Note: when generating for Visual Studio on release mode, set VS to Release mode if it is not already. It may not be by default even if CMAKE_BUILD_TYPE is set to Release

Building Python

  • To build the Python wrapper, add the following options. These paths will, in general, be different across systems. Therefore, please make note of how your specific Python installation is configured and substitute the appropriate paths for the interpreter, library, and include directory below. If you are using Python3, this information may be easily obtained from the sysconfig module.
  • Note that each of the Python paths must be linked to the same installation, even if they are both 2.7 or 3.4, if you have multiple Python installations, please verify that these paths have the same prefix.
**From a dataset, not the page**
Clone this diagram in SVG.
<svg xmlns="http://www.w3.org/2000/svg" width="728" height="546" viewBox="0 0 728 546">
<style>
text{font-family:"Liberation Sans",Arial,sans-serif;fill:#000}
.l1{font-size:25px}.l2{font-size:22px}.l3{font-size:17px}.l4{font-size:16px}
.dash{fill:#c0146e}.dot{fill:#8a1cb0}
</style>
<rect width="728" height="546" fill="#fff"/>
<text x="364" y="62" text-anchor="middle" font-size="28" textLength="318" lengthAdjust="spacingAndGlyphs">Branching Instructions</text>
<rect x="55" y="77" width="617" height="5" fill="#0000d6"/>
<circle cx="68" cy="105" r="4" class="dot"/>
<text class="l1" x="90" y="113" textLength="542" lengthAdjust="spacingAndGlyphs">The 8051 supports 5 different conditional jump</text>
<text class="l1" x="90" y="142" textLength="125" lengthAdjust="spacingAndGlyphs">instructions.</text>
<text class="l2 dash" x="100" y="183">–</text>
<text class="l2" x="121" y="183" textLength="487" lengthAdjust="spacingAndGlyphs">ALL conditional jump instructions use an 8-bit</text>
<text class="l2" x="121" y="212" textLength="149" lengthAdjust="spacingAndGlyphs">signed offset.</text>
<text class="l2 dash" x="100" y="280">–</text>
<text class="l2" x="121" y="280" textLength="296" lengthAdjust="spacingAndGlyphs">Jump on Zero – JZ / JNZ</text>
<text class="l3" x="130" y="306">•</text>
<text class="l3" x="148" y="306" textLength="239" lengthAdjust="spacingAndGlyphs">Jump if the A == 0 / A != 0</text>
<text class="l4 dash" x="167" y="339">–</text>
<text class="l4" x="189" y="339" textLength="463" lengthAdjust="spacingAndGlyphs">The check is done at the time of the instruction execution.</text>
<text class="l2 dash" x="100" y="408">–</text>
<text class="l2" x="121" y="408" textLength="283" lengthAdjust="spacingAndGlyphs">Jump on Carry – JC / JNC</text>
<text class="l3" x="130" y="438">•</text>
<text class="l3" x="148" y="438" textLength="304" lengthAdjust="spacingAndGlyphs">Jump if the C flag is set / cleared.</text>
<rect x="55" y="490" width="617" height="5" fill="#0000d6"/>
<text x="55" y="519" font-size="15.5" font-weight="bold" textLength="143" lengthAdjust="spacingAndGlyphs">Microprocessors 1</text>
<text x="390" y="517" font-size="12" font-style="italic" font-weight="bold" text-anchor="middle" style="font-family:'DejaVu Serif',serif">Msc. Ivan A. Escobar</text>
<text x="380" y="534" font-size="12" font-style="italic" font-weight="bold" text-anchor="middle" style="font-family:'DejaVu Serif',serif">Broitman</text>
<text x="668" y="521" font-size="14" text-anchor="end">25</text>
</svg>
  • You will also have to install the SWIG executable and link to it in CMake. Specifically, set:
SWIG_DIR=<swig-main-folder>/Lib
SWIG_EXECUTABLE=<swig-main-folder>/swig.exe
  • Building the Python wrapper in Debug mode is difficult because it wants to look for Python debug libraries and you may not have those
  • Sometimes you may have some trouble with your specific installation of Python, but if you have Spyder for Tellurium installed you can always compile against Tellurium's Python installation and you probably won't get Tellurium specific errors
BUILD_PYTHON=ON
PYTHON_EXECUTABLE=/path/to/python-interp (python.exe)
PYTHON_LIBRARY=/path/to/python-lib (the lib that includes the version number, i.e. python36.lib for Python 3.6)
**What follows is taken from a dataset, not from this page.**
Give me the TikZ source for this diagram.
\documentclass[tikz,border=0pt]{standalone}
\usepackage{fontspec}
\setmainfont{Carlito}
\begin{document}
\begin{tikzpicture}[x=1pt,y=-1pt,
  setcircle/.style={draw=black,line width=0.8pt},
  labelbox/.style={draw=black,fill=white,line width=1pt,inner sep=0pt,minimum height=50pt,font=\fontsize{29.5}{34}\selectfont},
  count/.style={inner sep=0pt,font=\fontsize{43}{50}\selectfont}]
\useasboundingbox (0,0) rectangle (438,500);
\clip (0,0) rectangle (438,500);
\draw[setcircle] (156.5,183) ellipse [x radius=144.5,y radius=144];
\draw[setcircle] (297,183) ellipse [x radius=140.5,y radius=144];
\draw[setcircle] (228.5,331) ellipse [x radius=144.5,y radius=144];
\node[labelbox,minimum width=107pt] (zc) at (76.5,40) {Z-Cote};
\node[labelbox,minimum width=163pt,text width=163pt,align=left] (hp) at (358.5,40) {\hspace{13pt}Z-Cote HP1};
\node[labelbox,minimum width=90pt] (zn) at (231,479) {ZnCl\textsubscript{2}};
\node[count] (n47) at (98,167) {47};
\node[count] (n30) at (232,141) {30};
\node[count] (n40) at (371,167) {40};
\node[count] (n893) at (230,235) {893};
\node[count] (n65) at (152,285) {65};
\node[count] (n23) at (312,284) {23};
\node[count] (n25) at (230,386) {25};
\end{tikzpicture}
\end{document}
PYTHON_INCLUDE_DIR=/path/to/python/include/dir
  • Build and install the project. For Visual Studio, run the INSTALL target. For Xcode, select the install target and hit run. For a Makefile build, run make install.
  • You can verify that your roadrunner.py and _roadrunner.pyd were correctly compiled, using a pre-built Spyder for Tellurium distribution. If you look in the Tellurium install directory under, python-2.7.13.amd64/Lib/site-packages/roadrunner, you should find those two files. Save a copy of them, and copy your compiled versions into that directory. If you start Tellurium, and can run a model fine, then you have correctly built the Python wrapper.